Pubdate: Wed, 17 Nov 2004
Source: New York Times (NY)
Copyright: 2004 The New York Times Company
Contact:  http://www.nytimes.com/
Details: http://www.mapinc.org/media/298
Author: Nick Madigan
Bookmark: http://www.mapinc.org/find?199 (Mandatory Minimum Sentencing)
Bookmark: http://www.mapinc.org/pot.htm (Cannabis)

JUDGE QUESTIONS LONG SENTENCE IN DRUG CASE

SALT LAKE CITY, Nov. 16 - In a case that has spurred intense soul-searching 
in legal circles, a 25-year-old convicted drug dealer, who was arrested two 
years ago for selling small bags of marijuana to a police informant, was 
sentenced on Tuesday to 55 years in prison.

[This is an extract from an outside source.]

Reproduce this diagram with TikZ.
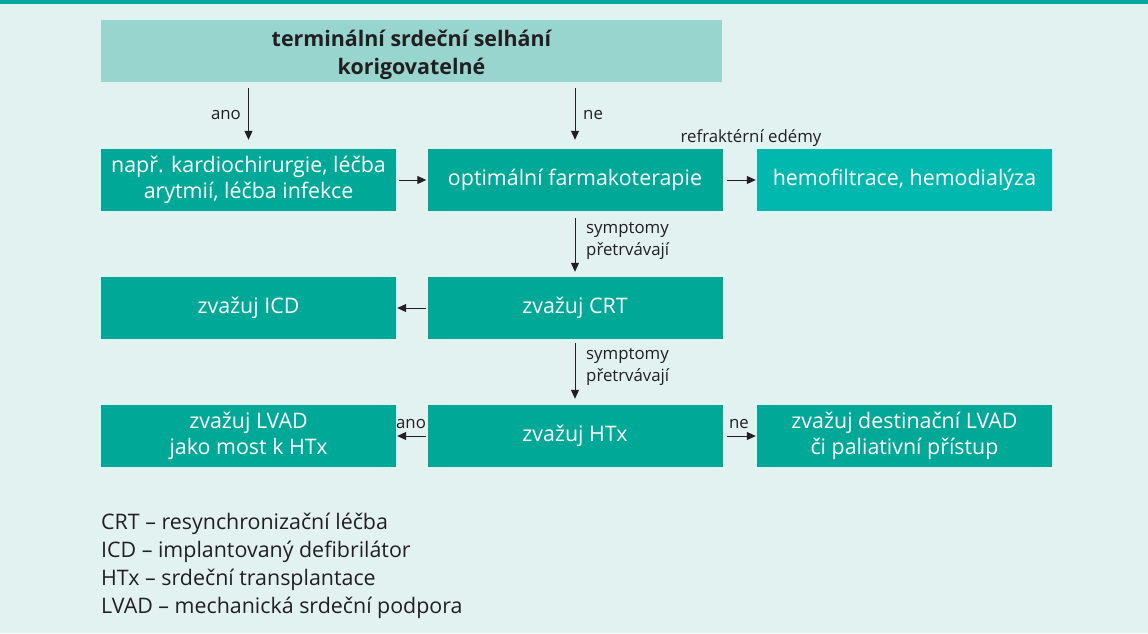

The judge who sentenced him, Paul G. Cassell of the United States District 
Court here, said that he pronounced the sentence "reluctantly" but that his 
hands were tied by a mandatory-minimum law that required the imposition of 
55 years on Weldon H. Angelos because he had a gun during at least two of 
the drug transactions.

"I have no choice," Judge Cassell said to Mr. Angelos, who seemed frozen in 
place as the extent of the sentence became apparent.

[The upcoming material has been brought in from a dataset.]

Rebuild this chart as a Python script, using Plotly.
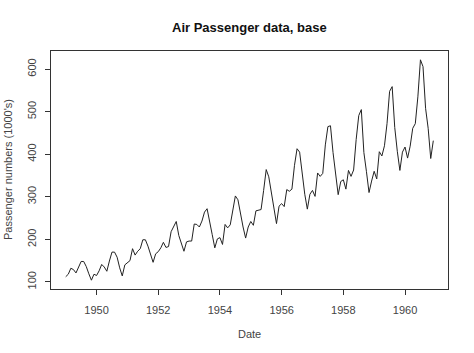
import plotly.graph_objects as go

years = list(range(1949, 1961))
passengers = [
    112, 118, 132, 129, 121, 135, 148, 148, 136, 119, 104, 118,
    115, 126, 141, 135, 125, 149, 170, 170, 158, 133, 114, 140,
    145, 150, 178, 163, 172, 178, 199, 199, 184, 162, 146, 166,
    171, 180, 193, 181, 183, 218, 230, 242, 209, 191, 172, 194,
    196, 196, 236, 235, 229, 243, 264, 272, 237, 211, 180, 201,
    204, 188, 235, 227, 234, 264, 302, 293, 259, 229, 203, 229,
    242, 233, 267, 269, 270, 315, 364, 347, 312, 274, 237, 278,
    284, 277, 317, 313, 318, 374, 413, 405, 355, 306, 271, 306,
    315, 301, 356, 348, 355, 422, 465, 467, 404, 347, 305, 336,
    340, 318, 362, 348, 363, 435, 491, 505, 404, 359, 310, 337,
    360, 342, 406, 396, 420, 472, 548, 559, 463, 407, 362, 405,
    417, 391, 419, 461, 472, 535, 622, 606, 508, 461, 390, 432,
]
dates = [y + m / 12 for y in years for m in range(12)]
x_ticks = [1950, 1952, 1954, 1956, 1958, 1960]
y_ticks = [100, 200, 300, 400, 500, 600]

FONT = "Liberation Sans, Arial, sans-serif"

xmin, xmax = dates[0], dates[-1]
xpad = (xmax - xmin) * 0.04
ymin, ymax = min(passengers), max(passengers)
ypad = (ymax - ymin) * 0.04

fig = go.Figure(go.Scatter(x=dates, y=passengers, mode="lines",
                           line=dict(color="#222222", width=1)))

fig.update_layout(
    width=474, height=353,
    margin=dict(l=51, r=26, t=51, b=64),
    paper_bgcolor="white", plot_bgcolor="white",
    showlegend=False,
    font=dict(family=FONT, size=11, color="#333333"),
)
fig.update_xaxes(
    range=[xmin - xpad, xmax + xpad], tickvals=x_ticks,
    ticks="outside", ticklen=5, tickcolor="#333333",
    showline=True, linecolor="#333333", linewidth=1, mirror=True,
    showgrid=False, zeroline=False, ticklabelstandoff=6,
    tickfont=dict(size=11, color="#444444"),
)
fig.update_yaxes(
    range=[ymin - ypad, ymax + ypad], tickvals=y_ticks,
    ticks="outside", ticklen=5, tickcolor="#333333", tickangle=-90,
    showline=True, linecolor="#333333", linewidth=1, mirror=True,
    showgrid=False, zeroline=False, ticklabelstandoff=5,
    tickfont=dict(size=11, color="#444444"),
)
fig.add_annotation(text="<b>Air Passenger data, base</b>", xref="paper", yref="paper",
                   x=0.5, y=1, yshift=24, showarrow=False, yanchor="middle",
                   font=dict(size=13, color="#111111", family=FONT))
fig.add_annotation(text="Date", xref="paper", yref="paper",
                   x=0.5, y=0, yshift=-45, showarrow=False, yanchor="middle",
                   font=dict(size=11, color="#444444", family=FONT))
fig.add_annotation(text="Passenger numbers (1000's)", xref="paper", yref="paper",
                   x=0, y=0.5, xshift=-43, showarrow=False, xanchor="center",
                   textangle=-90, font=dict(size=11, color="#444444", family=FONT))

fig.write_html("out.html")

The judge then urged Mr. Angelos's lawyer, Jerome H. Mooney, not only to 
appeal his decision but to ask President Bush for clemency once all appeals 
were exhausted. He also urged Congress to set aside the law that made the 
sentence mandatory.

Judge Cassell said that sentencing Mr. Angelos to prison until he is 70 
years old was "unjust, cruel and even irrational," but that the law that 
forced him to do so had not proved to be unconstitutional and thus had to 
stand. The sentence was all the more ironic, he said, because only two 
hours earlier he had been legally able to impose a sentence of 22 years on 
a man convicted of aggravated second-degree murder for beating an elderly 
woman to death with a log. That crime, he argued, was far more serious.

Mr. Angelos's wife, Zandrah, who sat in court with the couple's two boys, 
aged 5 and 7, began crying. "He might as well have killed someone," she 
said bitterly, wiping her eyes, referring to her husband. "He should have 
done worse than he did if he was going to get 55 years."

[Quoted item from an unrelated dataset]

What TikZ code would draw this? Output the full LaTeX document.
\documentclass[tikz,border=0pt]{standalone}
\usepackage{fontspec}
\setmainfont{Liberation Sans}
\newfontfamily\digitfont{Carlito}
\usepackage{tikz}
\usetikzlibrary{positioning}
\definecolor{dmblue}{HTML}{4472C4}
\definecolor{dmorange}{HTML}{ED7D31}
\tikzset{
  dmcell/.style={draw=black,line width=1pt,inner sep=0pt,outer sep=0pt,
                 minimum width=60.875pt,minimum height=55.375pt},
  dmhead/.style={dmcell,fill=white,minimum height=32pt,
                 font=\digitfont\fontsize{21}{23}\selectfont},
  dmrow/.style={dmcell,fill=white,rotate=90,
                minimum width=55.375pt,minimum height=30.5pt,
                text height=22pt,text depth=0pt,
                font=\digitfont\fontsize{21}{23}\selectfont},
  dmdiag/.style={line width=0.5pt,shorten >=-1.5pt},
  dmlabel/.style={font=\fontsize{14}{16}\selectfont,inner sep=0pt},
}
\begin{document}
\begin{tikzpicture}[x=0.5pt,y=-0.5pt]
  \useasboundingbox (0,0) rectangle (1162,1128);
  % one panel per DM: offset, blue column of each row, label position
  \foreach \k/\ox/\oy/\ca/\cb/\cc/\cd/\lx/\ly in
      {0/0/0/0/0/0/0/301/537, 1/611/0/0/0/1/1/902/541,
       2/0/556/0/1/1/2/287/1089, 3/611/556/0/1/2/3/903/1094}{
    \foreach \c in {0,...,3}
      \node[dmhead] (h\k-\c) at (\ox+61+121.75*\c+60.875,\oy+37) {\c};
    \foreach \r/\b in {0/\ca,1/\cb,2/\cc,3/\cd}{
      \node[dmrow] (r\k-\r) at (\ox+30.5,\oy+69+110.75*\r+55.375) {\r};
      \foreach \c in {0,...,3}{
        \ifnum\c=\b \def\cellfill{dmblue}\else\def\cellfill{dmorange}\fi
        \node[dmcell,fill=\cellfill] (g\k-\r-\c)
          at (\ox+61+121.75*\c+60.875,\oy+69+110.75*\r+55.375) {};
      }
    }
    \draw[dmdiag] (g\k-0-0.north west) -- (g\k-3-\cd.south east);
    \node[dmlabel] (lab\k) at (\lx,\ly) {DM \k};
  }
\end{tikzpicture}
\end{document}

The question of Mr. Angelos's sentence was at the center of a debate as to 
whether it was fair to send a minor drug dealer to prison for 55 years when 
a murderer, rapist or terrorist, according to the same sentencing 
directives, would ordinarily receive no more than about 25 years.

During a court hearing in September, Judge Cassell posed a question to the 
opposing legal teams in the case: "Is there a rational basis," he asked, 
"for giving Mr. Angelos more time than the hijacker, the murderer, the rapist?"

The sentence against Mr. Angelos, the founder of the rap music label 
Extravagant Records, stemmed from his conviction on three counts of 
possession of a firearm while engaged in drug trafficking. The first count 
carried a mandatory five-year sentence, with each subsequent count calling 
for 25 years.

According to trial testimony, Mr. Angelos was carrying a pistol in an ankle 
holster while selling marijuana. He was not accused of brandishing the 
weapon or threatening anyone with it.

But in court on Tuesday, Robert Lund, an assistant United States attorney 
who prosecuted the case, called Mr. Angelos a "purveyor of poison," and 
said he had been dealing drugs for more than four years before his arrest. 
Carrying a gun in the commission of such crimes, he said, meant that Mr. 
Angelos was prepared "to kill other human beings."